Providing support through child care

  • Published
  • By Senior Airman Jaeda Tookes
  • 341st Missile Wing Public Affairs
January 23, President Trump signed a hiring freeze on government jobs, thus preventing child development centers across the Department of Defense from accepting new enrollments.

This has made PCSing military families search for child care even more complicated.

While some programs are affected by the hiring freeze the Family Child Care Program is still an option.

The FCC provides child care through licensed in-home providers during the day, through the night, on weekends and for abnormal work schedules for children ages 2 to 12 years old.

“I became an FCC provider, because I wanted to support the mission,” said Liz Arrexi, 341st Force Support Squadron FCC provider. “I am a wife to a missile cop, so I understand last minute schedule changes.”

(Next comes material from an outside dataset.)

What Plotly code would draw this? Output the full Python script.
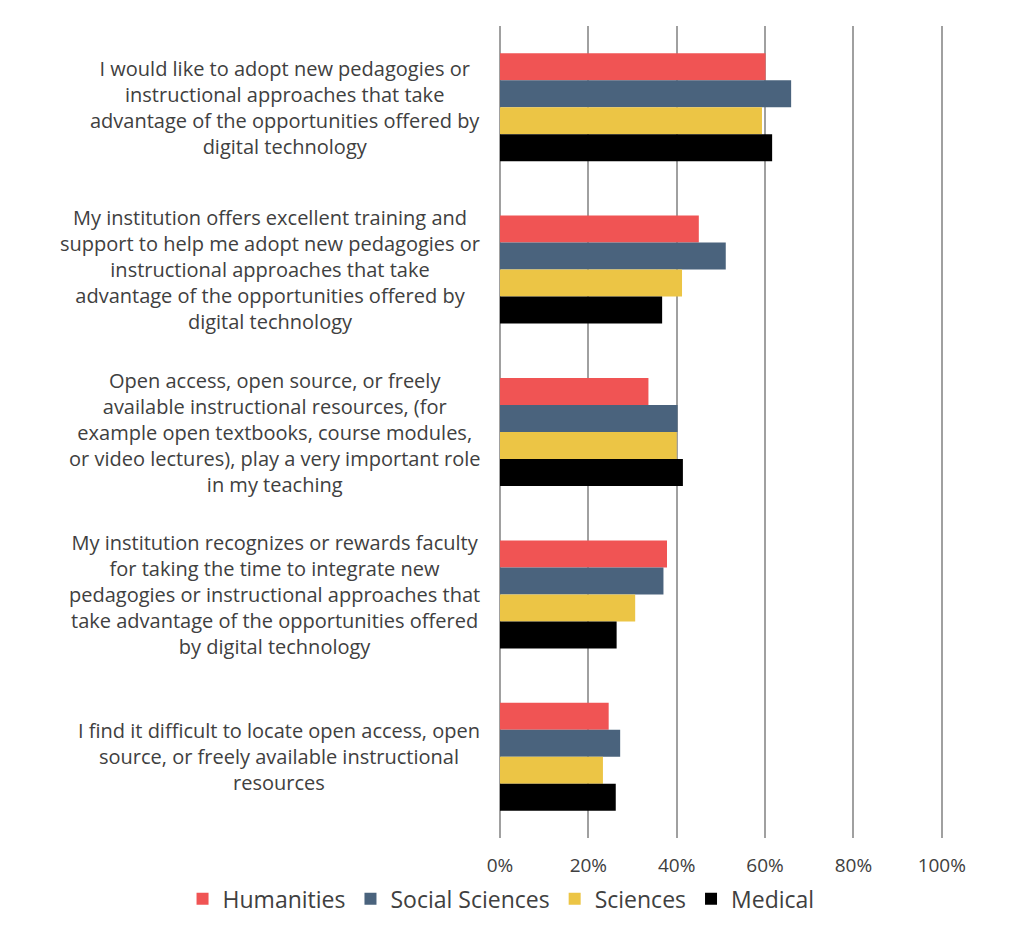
import plotly.graph_objects as go

categories = [
    "I would like to adopt new pedagogies or<br>instructional approaches that take<br>advantage of the opportunities offered by<br>digital technology",
    "My institution offers excellent training and<br>support to help me adopt new pedagogies or<br>instructional approaches that take<br>advantage of the opportunities offered by<br>digital technology",
    "Open access, open source, or freely<br>available instructional resources, (for<br>example open textbooks, course modules,<br>or video lectures), play a very important role<br>in my teaching",
    "My institution recognizes or rewards faculty<br>for taking the time to integrate new<br>pedagogies or instructional approaches that<br>take advantage of the opportunities offered<br>by digital technology",
    "I find it difficult to locate open access, open<br>source, or freely available instructional<br>resources",
]
series_names = ["Humanities", "Social Sciences", "Sciences", "Medical"]
humanities = [60.1, 45.0, 33.6, 37.8, 24.6]
social_sciences = [65.9, 51.1, 40.2, 37.0, 27.2]
sciences = [59.3, 41.2, 40.0, 30.6, 23.3]
medical = [61.6, 36.7, 41.4, 26.4, 26.2]
colors = ["#F05454", "#4A637D", "#ECC545", "#000000"]
tick_vals = [0, 20, 40, 60, 80, 100]
tick_text = ["0%", "20%", "40%", "60%", "80%", "100%"]

font_family = "Open Sans, Liberation Sans, Arial, sans-serif"
text_color = "#404040"
grid_color = "#A0A0A0"

fig = go.Figure()
for name, vals, col in zip(series_names, [humanities, social_sciences, sciences, medical], colors):
    fig.add_trace(go.Bar(
        name=name, y=list(range(len(categories))), x=vals, orientation="h",
        marker=dict(color=col, line=dict(width=0)),
    ))

for i, cat in enumerate(categories):
    fig.add_annotation(
        x=0, xref="paper", xshift=-18, xanchor="right",
        y=i, yref="y", yanchor="middle",
        text=cat, showarrow=False, align="center",
        font=dict(size=20, color=text_color, family=font_family),
    )

fig.update_layout(
    width=1024, height=948,
    margin=dict(l=500, r=80, t=26, b=110),
    paper_bgcolor="white", plot_bgcolor="white",
    barmode="group", bargap=0.335, bargroupgap=0,
    font=dict(family=font_family, color=text_color, size=19),
    showlegend=True,
    legend=dict(
        orientation="h",
        x=-0.715, xanchor="left", y=-0.075, yanchor="middle",
        font=dict(size=23, color=text_color, family=font_family),
        itemwidth=30, traceorder="normal", bgcolor="rgba(0,0,0,0)",
    ),
    xaxis=dict(
        range=[0, 100.5], tickvals=tick_vals, ticktext=tick_text,
        showgrid=True, gridcolor=grid_color, gridwidth=1.5,
        zeroline=True, zerolinecolor=grid_color, zerolinewidth=1.5,
        showline=False, ticks="", ticklabelstandoff=14,
        tickfont=dict(size=19, color=text_color),
    ),
    yaxis=dict(
        range=[4.5, -0.5], showticklabels=False, showgrid=False,
        zeroline=False, showline=False, ticks="",
    ),
)

fig.write_html("out.html")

Currently there are ten providers at Malmstrom and three going through the certification process. The base is looking for more people who will open their homes to child care and go through the process to become FCC providers.

“The FCC program is like a small business,” said Annie Steed, 341st Force Support Squadron family child coordinator and school age program coordinator. “The providers are able to make their own schedule.”

Providers have the opportunity to work from home and take care of their own children.

“Being able to be home with my son is one of the reasons I love this job,” Arrexi said. “I also love watching the children I care for grow and learn each day.”

Providers are in control of making their own schedules for daily activities.

“The main goal of the program is to provide a home environment for the children, so the learning is not so facilitated,” Arrexi said. “In a normal daycare the children would be split into different age groups, whereas here I can have different ages.”

Each home is monitored on a monthly basis by the FCC coordinator, and can also have unannounced visits from fire, safety, public health and other related base agencies.

“We practice fire drills and go over what to do in case of a fire,” Arrexi said. “As an FCC provider I had to go through an extensive background check before I was able to open my home to children.”

To be an FCC provider a degree is not required, but the provider must be 18 years of age and possess a high school diploma.

“Providers are also required to go through orientation and extensive training on how to care for infants and children provided by the Department of Defense,” Steed said. “Being an FCC provider is a really a good opportunity and I wish more people would volunteer.”